The Importance of Versioning in Agentic Systems

If the change logs don't mention breaking changes to the state management, you should be skeptical. Multi-agent systems are inherently sensitive to changes in prompt output formats or message serialization protocols. If a project updates frequently without documenting breaking changes, they are likely ignoring the reality of production stability.

You need to check for updates regarding the following areas of your agent plumbing.

  1. Performance regression testing results during agent-to-agent communication loops.
  2. Changes to the memory buffer management that might impact cost per query.
  3. Specific deprecations of models that were previously thought to be stable.
  4. (Warning: Never adopt an update that changes the serialization format without a comprehensive rollback plan for your agent data.)
  5. Adjustments to the underlying multimodal handling that might affect pixel processing throughput.

Managing Compute Costs in Multimodal Agent Pipelines

Deploying multi-agent systems is not just about the logic of the swarm; it is about the cost of the pipes connecting them. Every time an agent transmits a multimodal payload, you are incurring a cost that rarely shows up in the marketing materials. Have you calculated the true cost of your current agent orchestration if the traffic volume triples tomorrow?

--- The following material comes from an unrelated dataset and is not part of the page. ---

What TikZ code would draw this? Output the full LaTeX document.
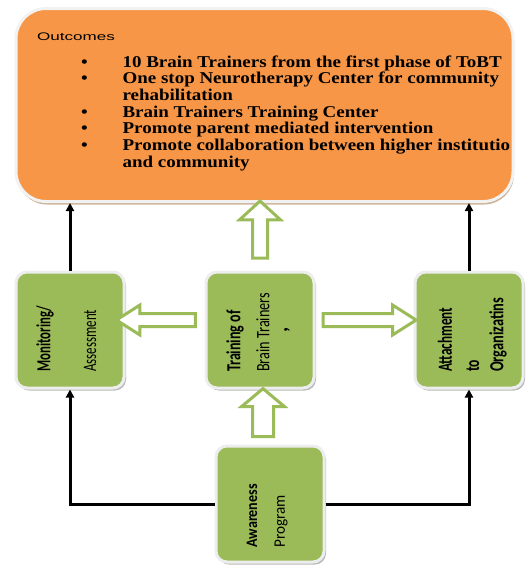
\documentclass[tikz,border=0pt]{standalone}
\usepackage{fontspec}
\setmainfont{Liberation Serif}
\newfontfamily\boxfont{Carlito}
\newfontfamily\outfont{Liberation Sans}
\usetikzlibrary{shapes.arrows,shadows,arrows.meta,calc}
\definecolor{orangefill}{HTML}{F79646}
\definecolor{greenfill}{HTML}{9BBB59}
\newcommand{\cz}[2]{\scalebox{#1}[1]{#2}}
\begin{document}
\begin{tikzpicture}[x=1pt,y=-1pt,
  outbox/.style={rectangle, rounded corners=30pt, fill=orangefill, draw=white!95!black,
    line width=3pt, minimum width=497pt, minimum height=193pt,
    drop shadow={shadow xshift=1pt, shadow yshift=-3pt, fill=brown!80!black, opacity=0.5}},
  gbox/.style={rectangle, rounded corners=11pt, fill=greenfill, draw=white!93!black,
    line width=3pt, minimum width=108pt, minimum height=116pt,
    drop shadow={shadow xshift=2pt, shadow yshift=-2.5pt, fill=black!45, opacity=0.6}},
  hollow/.style={single arrow, draw=greenfill, fill=white, line width=3pt,
    single arrow head indent=0pt, outer sep=0pt},
  hupper/.style={hollow, inner ysep=0pt, inner xsep=6pt, single arrow head extend=13pt, single arrow tip angle=95},
  hside/.style={hollow, inner xsep=0pt, inner ysep=5pt, single arrow head extend=8.5pt, single arrow tip angle=65},
  hlower/.style={hollow, inner ysep=0pt, inner xsep=9pt, single arrow head extend=11pt, single arrow tip angle=100},
  blk/.style={line width=3pt, draw=black, -{Triangle[length=8pt,width=8pt]}},
  btxt/.style={rotate=90, anchor=west, inner sep=0pt, font=\boxfont\bfseries\fontsize{20}{20}\selectfont},
  rtxt/.style={rotate=90, anchor=west, inner sep=0pt, font=\boxfont\fontsize{19}{19}\selectfont},
]
\useasboundingbox (0,0) rectangle (529,566);

% boxes
\node[outbox] (out) at (264.5,105) {};
\node[gbox] (mon) at (70,330) {};
\node[gbox] (train) at (260,330) {};
\node[gbox] (att) at (469,330) {};
\node[gbox] (aw) at (270,504) {};

% outcomes text
\node[anchor=base west, inner sep=0pt, font=\outfont\fontsize{11}{13}\selectfont] (otitle) at (37,40) {\cz{1.55}{Outcomes}};
\node[anchor=base west, inner sep=0pt, font=\bfseries\fontsize{16.5}{16.7}\selectfont] (olist) at (81,67)
{\cz{1.15}{\begin{tabular}[t]{@{}p{36pt}@{}l@{}}
\textbullet & 10 Brain Trainers from the first phase of ToBT\\
\textbullet & One stop Neurotherapy Center for community\\
 & rehabilitation\\
\textbullet & Brain Trainers Training Center\\
\textbullet & Promote parent mediated intervention\\
\textbullet & Promote collaboration between higher institutio\\
 & and community
\end{tabular}}};

% box texts
\node[btxt] (m1) at (45,372) {\cz{0.64}{Monitoring/}};
\node[rtxt] (m2) at (90,372) {\cz{0.68}{Assessment}};
\node[btxt] (t1) at (235,372) {\cz{0.70}{Training of}};
\node[rtxt] (t2) at (263,372) {\cz{0.75}{Brain Trainers}};
\node[btxt] (t3) at (287,333) {,};
\node[btxt] (a1) at (445,372) {\cz{0.66}{Attachment}};
\node[btxt] (a2) at (473,372) {\cz{0.68}{to}};
\node[btxt] (a3) at (498,372) {\cz{0.72}{Organizatins}};
\node[btxt, font=\boxfont\bfseries\fontsize{16}{16}\selectfont] (w1) at (252,548) {\cz{0.88}{Awareness}};
\node[rtxt, font=\boxfont\fontsize{16}{16}\selectfont] (w2) at (281,548) {\cz{0.95}{Program}};

% black connectors
\draw[blk] (mon.north) -- (mon.north |- out.south);
\draw[blk] (att.north) -- (att.north |- out.south);
\draw[blk] (aw.west) -| (mon.south);
\draw[blk] (aw.east) -| (att.south);

% hollow green arrows
\node[hupper, minimum height=57pt, shape border rotate=90] (up1) at ($(train.north)+(0,-37.5)$) {};
\node[hside, minimum height=79pt, shape border rotate=180] (lf) at ($(mon.east)!0.5!(train.west)+(-4,-10)$) {};
\node[hside, minimum height=93pt, shape border rotate=0] (rt) at ($(train.east)!0.5!(att.west)+(0,-10)$) {};
\node[hlower, minimum height=48pt, shape border rotate=90] (up2) at ($(aw.north)!0.5!(train.south)+(-2,0)$) {};
\end{tikzpicture}
\end{document}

Optimizing the Plumbing for Multi-Agent Workflows

In 2025, I managed a deployment where our agent architecture worked perfectly in local dev environments but failed in the cloud because of unexpected compute costs. We were passing large multimodal buffers through a standard message bus that wasn't optimized for local memory sharing. It felt like we were sending a rocket into space using a garden hose for fuel lines (a classic mistake when you trust the default framework settings).

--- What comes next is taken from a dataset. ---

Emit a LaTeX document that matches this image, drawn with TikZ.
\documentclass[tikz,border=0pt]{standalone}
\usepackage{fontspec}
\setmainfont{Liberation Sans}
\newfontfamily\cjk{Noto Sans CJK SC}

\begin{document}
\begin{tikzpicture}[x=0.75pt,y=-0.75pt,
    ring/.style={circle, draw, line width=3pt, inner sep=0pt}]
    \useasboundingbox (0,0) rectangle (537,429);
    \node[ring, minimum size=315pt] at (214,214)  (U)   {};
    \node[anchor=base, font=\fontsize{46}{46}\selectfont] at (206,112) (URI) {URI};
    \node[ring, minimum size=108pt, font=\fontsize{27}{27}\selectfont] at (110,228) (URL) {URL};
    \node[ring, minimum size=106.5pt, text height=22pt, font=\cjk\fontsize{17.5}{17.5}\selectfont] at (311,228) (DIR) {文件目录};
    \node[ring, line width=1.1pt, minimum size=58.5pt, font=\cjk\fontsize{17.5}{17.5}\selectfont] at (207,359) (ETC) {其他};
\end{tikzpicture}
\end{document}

To keep your compute costs manageable, you should prioritize architectures that allow for local memory buffers between agents that reside on the same host. Avoid sending high-resolution images across global network hops unless it is absolutely necessary for the task outcome. Tracking the evolution of these infrastructure patterns is far more valuable than reading the latest news articles about which agent startup raised more funding.

Audit your current agent message bus to identify where the highest latency occurs during peak hours. Never attempt to force a stateless model architecture onto a stateful multi-agent problem without first implementing an explicit caching layer for agent states. The real bottleneck is likely sitting in your message serialization logic right now, waiting for a traffic spike to break the system.